Figure scripts:
———

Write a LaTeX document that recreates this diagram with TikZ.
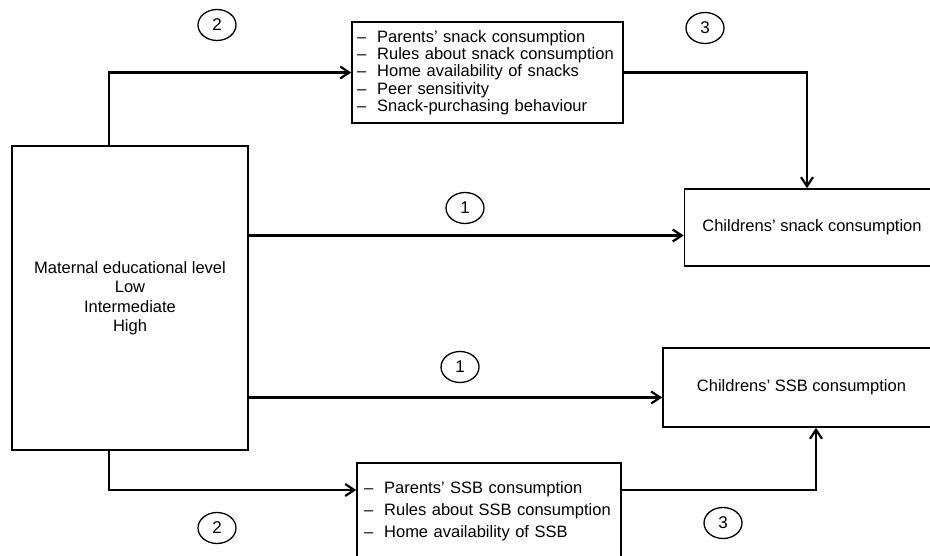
\documentclass[tikz,border=0pt]{standalone}
\usepackage{fontspec}
\setmainfont{Liberation Sans}
\usepackage{tikz}
\usetikzlibrary{arrows.meta,positioning,shapes.geometric,calc}

\begin{document}
\begin{tikzpicture}[x=1pt, y=1pt,
  box/.style={draw, line width=1.6pt, inner sep=0pt, font=\fontsize{16.5}{17.3}\selectfont},
  num/.style={draw, ellipse, line width=1.3pt, minimum width=38pt, minimum height=31pt,
              inner sep=0pt, font=\fontsize{17}{17}\selectfont},
  arr/.style={line width=2.2pt, -{Straight Barb[length=9pt, width=12pt]}},
  link/.style={line width=2.2pt}]
  \useasboundingbox (0,0) rectangle (930,555);
  % boxes
  \node[box, minimum width=236pt, minimum height=304pt, align=center,
        font=\fontsize{16.5}{19.5}\selectfont] (edu) at (130,257)
       {Maternal educational level\\ Low\\ Intermediate\\ High};
  \node[box, minimum width=271pt, minimum height=101pt, text width=261pt, align=left] (medsnack) at (487.5,482.5)
       {-- \ Parents’ snack consumption\\ -- \ Rules about snack consumption\\
        -- \ Home availability of snacks\\ -- \ Peer sensitivity\\ -- \ Snack-purchasing behaviour};
  \node[box, minimum width=264pt, minimum height=97pt, text width=250pt, align=left,
        font=\fontsize{16.5}{22}\selectfont] (medssb) at (489,43.5)
       {-- \ Parents’ SSB consumption\\ -- \ Rules about SSB consumption\\ -- \ Home availability of SSB};
  \node[box, minimum width=255pt, minimum height=77pt] (snack) at (812,327.5) {Childrens’ snack consumption};
  \node[box, minimum width=277pt, minimum height=79pt] (ssb) at (801.5,167.5) {Childrens’ SSB consumption};
  % path numbers
  \node[num] (n2a) at (217,530) {2};
  \node[num] (n3a) at (705,527) {3};
  \node[num] (n1a) at (465,347) {1};
  \node[num] (n1b) at (460,188) {1};
  \node[num] (n2b) at (217,27) {2};
  \node[num] (n3b) at (723,32) {3};
  % connectors
  \coordinate (insnack) at ([yshift=-8pt]snack.west);
  \coordinate (inssb) at ([yshift=-10pt]ssb.west);
  \draw[arr] ([xshift=-21pt]edu.north) |- (medsnack.west);
  \draw[arr] (medsnack.east) -| ([xshift=-5pt]snack.north);
  \draw[arr] (edu.east |- insnack) -- (insnack);
  \draw[arr] (edu.east |- inssb) -- (inssb);
  \draw[arr] ([xshift=-21pt]edu.south) |- ([yshift=21.5pt]medssb.west);
  \draw[arr] ([yshift=21.5pt]medssb.east) -| ([xshift=14.5pt]ssb.south);
\end{tikzpicture}
\end{document}
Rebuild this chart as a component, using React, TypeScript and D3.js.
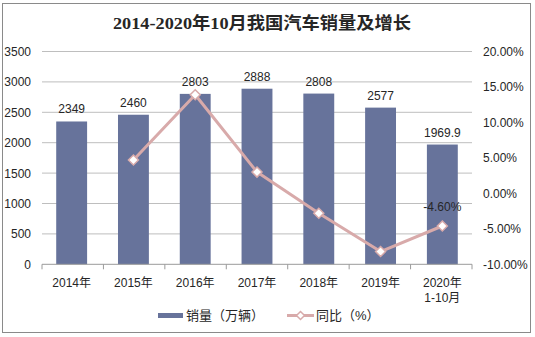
import React from "react";
import * as d3 from "d3";

const categories = ["2014年", "2015年", "2016年", "2017年", "2018年", "2019年", "2020年\n1-10月"];
const salesValues = [2349, 2460, 2803, 2888, 2808, 2577, 1969.9];
const salesLabels = ["2349", "2460", "2803", "2888", "2808", "2577", "1969.9"];
const growthValues: (number | null)[] = [null, 4.7, 13.9, 3.0, -2.8, -8.2, -4.6];
const leftTicks = [0, 500, 1000, 1500, 2000, 2500, 3000, 3500];
const rightTicks = [-10, -5, 0, 5, 10, 15, 20];
const title = "2014-2020年10月我国汽车销量及增长";
const legendBar = "销量（万辆）";
const legendLine = "同比（%）";

const W = 535;
const H = 337;
const left = 42;
const right = 472;
const top = 51.5;
const bottom = 264.3;

const BAR = "#67739B";
const LINE = "#D8AAAA";
const GRID = "#BEBEBE";
const TEXT = "#262626";
const SANS = "'Liberation Sans', Arial, 'Noto Sans CJK SC', sans-serif";

export default function App() {
  const x = d3.scaleBand<string>().domain(categories).range([left, right]).paddingInner(0.5).paddingOuter(0.23);
  const yL = d3.scaleLinear().domain([0, 3500]).range([bottom, top]);
  const yR = d3.scaleLinear().domain([-10, 20]).range([bottom, top]);
  const tickStep = (right - left) / categories.length;

  const linePts: [number, number][] = [];
  growthValues.forEach((v, i) => {
    if (v !== null) linePts.push([x(categories[i])! + x.bandwidth() / 2, yR(v)]);
  });
  const lineGen = d3.line();

  const diamond = (cx: number, cy: number, r: number) =>
    `M${cx},${cy - r}L${cx + r},${cy}L${cx},${cy + r}L${cx - r},${cy}Z`;

  return (
    <svg width={W} height={H} style={{ position: "absolute", left: 0, top: 0, background: "#fff" }}>
      <rect x={2.5} y={3.5} width={528} height={329} fill="#fff" stroke="#8a8a8a" strokeWidth={1} />
      <text
        x={262}
        y={29}
        textAnchor="middle"
        fontFamily="'Liberation Serif', 'Noto Sans CJK SC', serif"
        fontWeight="bold"
        fontSize={17}
        fill={TEXT}
        textLength={298}
        lengthAdjust="spacingAndGlyphs"
      >
        {title}
      </text>

      {leftTicks.map((t) => (
        <g key={"g" + t}>
          {t !== 0 && (
            <line x1={left} x2={right} y1={yL(t)} y2={yL(t)} stroke={GRID} strokeWidth={1} />
          )}
          <text x={31} y={yL(t) + 4.5} textAnchor="end" fontFamily={SANS} fontSize={12} fill={TEXT}>
            {t}
          </text>
        </g>
      ))}
      {rightTicks.map((t) => (
        <text key={"r" + t} x={483} y={yR(t) + 4.5} textAnchor="start" fontFamily={SANS} fontSize={12} fill={TEXT}>
          {t.toFixed(2) + "%"}
        </text>
      ))}

      {categories.map((c, i) => (
        <rect
          key={"b" + c}
          x={x(c)}
          y={yL(salesValues[i])}
          width={x.bandwidth()}
          height={yL(0) - yL(salesValues[i])}
          fill={BAR}
        />
      ))}

      <line x1={left} x2={right} y1={bottom} y2={bottom} stroke="#9a9a9a" strokeWidth={1} />
      {d3.range(categories.length + 1).map((i) => (
        <line
          key={"t" + i}
          x1={left + i * tickStep}
          x2={left + i * tickStep}
          y1={bottom}
          y2={bottom + 5}
          stroke="#9a9a9a"
          strokeWidth={1}
        />
      ))}

      {categories.map((c, i) => {
        const cx = x(c)! + x.bandwidth() / 2;
        const lines = c.split("\n");
        return (
          <text key={"x" + c} x={cx} y={287} textAnchor="middle" fontFamily={SANS} fontSize={12} fill={TEXT}>
            {lines.map((l, k) => (
              <tspan key={k} x={cx} dy={k === 0 ? 0 : 15}>
                {l}
              </tspan>
            ))}
          </text>
        );
      })}

      {categories.map((c, i) => (
        <text
          key={"l" + c}
          x={x(c)! + x.bandwidth() / 2}
          y={yL(salesValues[i]) - 8}
          textAnchor="middle"
          fontFamily={SANS}
          fontSize={12}
          fill={TEXT}
        >
          {salesLabels[i]}
        </text>
      ))}

      <path d={lineGen(linePts) || ""} fill="none" stroke={LINE} strokeWidth={3} strokeLinejoin="round" />
      {linePts.map((p, i) => (
        <path key={"m" + i} d={diamond(p[0], p[1], 5)} fill="#fff" stroke={LINE} strokeWidth={1.5} />
      ))}
      <text
        x={linePts[linePts.length - 1][0]}
        y={yR(growthValues[6] as number) - 15}
        textAnchor="middle"
        fontFamily={SANS}
        fontSize={12}
        fill={TEXT}
      >
        {(growthValues[6] as number).toFixed(2) + "%"}
      </text>

      <rect x={158} y={313} width={25} height={5} fill={BAR} />
      <text x={186} y={320} fontFamily={SANS} fontSize={13} fill={TEXT}>
        {legendBar}
      </text>
      <line x1={287} x2={314} y1={315.5} y2={315.5} stroke={LINE} strokeWidth={3} />
      <path d={diamond(300.5, 315.5, 4)} fill="#fff" stroke={LINE} strokeWidth={1.5} />
      <text x={316} y={320} fontFamily={SANS} fontSize={13} fill={TEXT}>
        {legendLine}
      </text>
    </svg>
  );
}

———

What is needed: The lines to reproduce run from the one above containing "Rebuild this chart" through the one containing "import * as". Copy them exactly and leave out all pictures.

Response for this exercise:
Rebuild this chart as a component, using React, TypeScript and D3.js.
import React from "react";
import * as d3 from "d3";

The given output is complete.